Friday, May 3, 2019

April jobs report: great headlines, signs of fraying around the edges


- by New Deal democrat

HEADLINES
  • +263,000 jobs added
  • U3 unemployment rate declined -0.2% to 3.6% (new expansion low) 
  • U6 underemployment rate unchanged at 7.3%

Leading employment indicators of a slowdown or recession

I am highlighting these because many leading indicators overall strongly suggest that an employment slowdown is coming. The following more leading numbers in the report tell us about where the economy is likely to be a few months from now. These were strongly positive on a m/m basis, but several showed deceleration YoY.
  • the average manufacturing workweek was unchanged at 40.7 hours. This is one of the 10 components of the LEI. It is down -0.6 hours from its peak during this expansion.
  • Manufacturing jobs rose by 4,000. YoY manufacturing is up 204,000, a big deceleration from last summer’s pace.
  • construction jobs rose by 33,000. YoY construction jobs are up 256,000, also a big deceleration from last summer. Residential construction jobs, which are even more leading, however, actually declined by -2500, a signal that the housing slowdown from last year has finally bled through into jobs.   
  • temporary jobs rose strongly by 17,900. YoY these are up +53,500.
  • the number of people unemployed for 5 weeks or less declined by -222,000 from 2,126,000 to 1,904,000.  This is a new post-recession low.

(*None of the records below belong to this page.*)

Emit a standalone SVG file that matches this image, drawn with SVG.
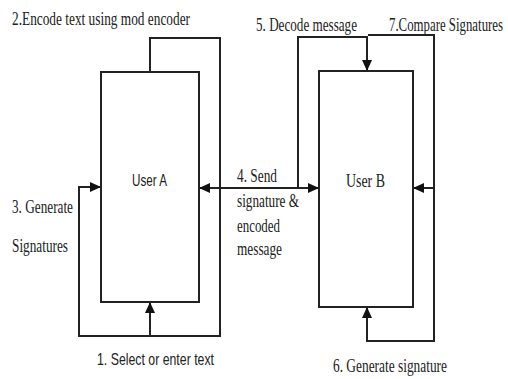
<svg xmlns="http://www.w3.org/2000/svg" width="508" height="379" viewBox="0 0 508 379">
<style>
.box{fill:#fff;stroke:#222;stroke-width:2}
.ln{fill:none;stroke:#222;stroke-width:2}
.ser{font-family:"Liberation Serif","Times New Roman",serif;font-size:19px;fill:#222}
.san{font-family:"Liberation Sans",Arial,sans-serif;font-size:17px;fill:#222}
</style>
<defs>
<marker id="ah" markerUnits="userSpaceOnUse" markerWidth="11" markerHeight="10" refX="10" refY="5" orient="auto-start-reverse">
<path d="M0,0 L11,5 L0,10 z" fill="#111"/>
</marker>
</defs>
<rect width="508" height="379" fill="#fff"/>
<g id="connectors">
<path class="ln" d="M150,72 V38 H220 V336 H79 V187 H100" marker-end="url(#ah)"/>
<path class="ln" d="M150,336 V303" marker-end="url(#ah)"/>
<path class="ln" d="M200,188 H318" marker-start="url(#ah)" marker-end="url(#ah)"/>
<path class="ln" d="M298,188 V37 H367 V70" marker-end="url(#ah)"/>
<path class="ln" d="M368,35 H434 V341 H367 V308" marker-end="url(#ah)"/>
<path class="ln" d="M434,188 H414" marker-end="url(#ah)"/>
</g>
<g id="userA">
<rect class="box" x="101" y="72" width="98" height="230"/>
<text class="san" x="132" y="186" textLength="35" lengthAdjust="spacingAndGlyphs">User A</text>
</g>
<g id="userB">
<rect class="box" x="319" y="71" width="94" height="236"/>
<text class="ser" x="346" y="187" textLength="39" lengthAdjust="spacingAndGlyphs">User B</text>
</g>
<g id="labels">
<text class="ser" x="12" y="25" textLength="178" lengthAdjust="spacingAndGlyphs">2.Encode text using mod encoder</text>
<text class="ser" x="256" y="31" textLength="101" lengthAdjust="spacingAndGlyphs">5. Decode message</text>
<text class="ser" x="389" y="31" textLength="114" lengthAdjust="spacingAndGlyphs">7.Compare Signatures</text>
<text class="ser" x="12" y="213" textLength="61" lengthAdjust="spacingAndGlyphs">3. Generate</text>
<text class="ser" x="12" y="252" textLength="56" lengthAdjust="spacingAndGlyphs">Signatures</text>
<text class="ser" x="237" y="182" textLength="40" lengthAdjust="spacingAndGlyphs">4. Send</text>
<text class="ser" x="237" y="207" textLength="62" lengthAdjust="spacingAndGlyphs">signature &amp;</text>
<text class="ser" x="237" y="232" textLength="43" lengthAdjust="spacingAndGlyphs">encoded</text>
<text class="ser" x="237" y="255" textLength="45" lengthAdjust="spacingAndGlyphs">message</text>
<text class="san" x="97" y="365" textLength="117" lengthAdjust="spacingAndGlyphs">1. Select or enter text</text>
<text class="ser" x="333" y="372" textLength="114" lengthAdjust="spacingAndGlyphs">6. Generate signature</text>
</g>
</svg>
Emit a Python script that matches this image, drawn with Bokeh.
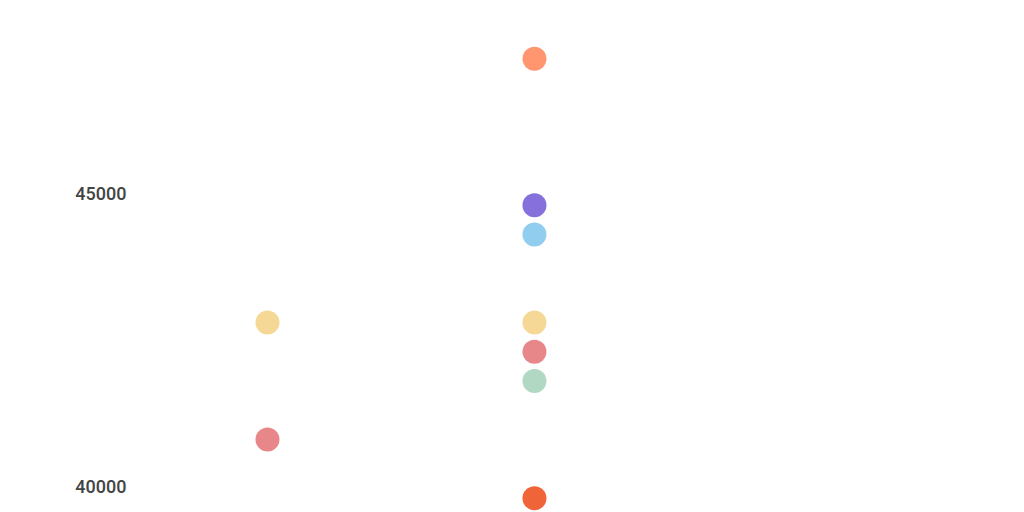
from bokeh.plotting import figure
from bokeh.models import FixedTicker, Range1d, ColumnDataSource
from bokeh.embed import file_html
from bokeh.resources import INLINE

# data
groups = [2, 2, 2, 2, 2, 2, 2, 1, 1]
values = [47300, 44800, 44300, 42800, 42300, 41800, 39800, 42800, 40800]
colors = ["#FF9670", "#8670DC", "#90CDEF", "#F5D895", "#E8878A", "#B0D8C2",
          "#F0643A", "#F5D895", "#E8878A"]
y_ticks = [40000, 45000]

src = ColumnDataSource(dict(x=groups, y=values, c=colors))

p = figure(width=1016, height=512, output_backend="svg", toolbar_location=None,
           x_axis_location=None, y_axis_location="left",
           x_range=Range1d(0.5169, 3.768), y_range=Range1d(39556, 48157),
           min_border_left=138, min_border_right=10, min_border_top=8,
           min_border_bottom=0)
p.outline_line_color = None
p.xgrid.visible = False
p.ygrid.visible = False

p.scatter("x", "y", source=src, size=24, fill_color="c", line_color=None)

ax = p.yaxis[0]
ax.ticker = FixedTicker(ticks=y_ticks)
ax.axis_line_color = None
ax.major_tick_line_color = None
ax.minor_tick_line_color = None
ax.major_tick_out = 0
ax.major_tick_in = 0
ax.minor_tick_out = 0
ax.major_label_standoff = 12
ax.major_label_text_font = "Roboto Medium, Roboto"
ax.major_label_text_font_size = "18px"
ax.major_label_text_color = "#444444"

open("out.html", "w").write(file_html(p, INLINE))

Wages and participation rates

Here are the headlines on wages and the broader measures of underemployment:
  • Not in Labor Force, but Want a Job Now: declined by -106,000 from 5.227 million to 5.121 million
  • Part time for economic reasons: rose by 155,000 from 4.499 million to 4.654 million
  • Employment/population ratio ages 25-54: down -0.1% from 79.8% to 79.7%
  • Average Hourly Earnings for Production and Nonsupervisory Personnel: rose $.07 from  $23.24 to $23.31, up +3.4% YoY.  (Note: you may be reading different information about wages elsewhere. They are citing average wages for all private workers. I use wages for nonsupervisory personnel, to come closer to the situation for ordinary workers.)  

Holding Trump accountable on manufacturing and mining jobs

 Trump specifically campaigned on bringing back manufacturing and mining jobs.  Is he keeping this promise?  
  • Manufacturing jobs rose an average of +4,000/month in the past year vs. the last seven years of Obama's presidency in which an average of +10,300 manufacturing jobs were added each month.   
  • Coal mining jobs declined by -400 for an average of +58/month in the past year vs. the last seven years of Obama's presidency in which an average of -300 jobs were lost each month
February was revised upward by 33,000. March was revised downward by -7,000, for a net change of 26,000.

Other important coincident indicators help  us paint a more complete picture of the present:
  • Overtime was unchanged at 3.4 hours.
  • Professional and business employment (generally higher-paying jobs) increased by 76,000 and  is up 535,000 YoY. This has decelerated slightly from last year’s pace.
  • the index of aggregate hours worked for non-managerial workers rose by 0.2%
  •  the index of aggregate payrolls for non-managerial workers rose by 0.5%  
Other news included:            
  • the  alternate jobs number contained  in the more volatile household survey declined by -103,000  jobs.  This represents an increase of 1,429,000 jobs YoY vs. 2,720,000 in the establishment survey. Further, the survey has been negative for three of the last four months. This is a major disconnect and, because the household survey has a tendency to turn first, is a definite concern.
  • Government jobs rose by 27,000.
  • the overall employment to population ratio for all ages 16 and up was unchanged at 60.6% m/m and is up 0.3% YoY.          
  • The labor force participation rate declined -0.2% from 63.0% to 62.8% and is unchanged YoY.

SUMMARY

There was another major disconnect between the headline jobs and unemployment numbers and the rest of the report.

Let me start with the additional good stuff. Temporary help and construction jobs rose stoutly, the former very much at odds with the private weekly data. Short term unemployment fell to a new low. Services employment in general was very strong. Aggregate hours and payrolls for non-supervisory workers rose strongly again.

Now, the negatives. Residential construction jobs declined. Involuntary part-time employment rose, a sign of some fraying at the edges. Both the labor force participation rate and the prime age employment to population ratio fell. In other words, the unemployment rate fell because there were fewer people in the labor force. But the biggest negative is the fact that employment as measured by the household report declined for the third time in four months, is down for the year, and is up only 63,000 for the past six months. 

Note that this survey was taken during the week when we had record low new jobless claims. In the two weeks since, those have jumped. I suspect we may see some similar payback in next month’s jobs report as well. So while we can celebrate the good headline and wage numbers, there are substantial signs of fraying around the edges.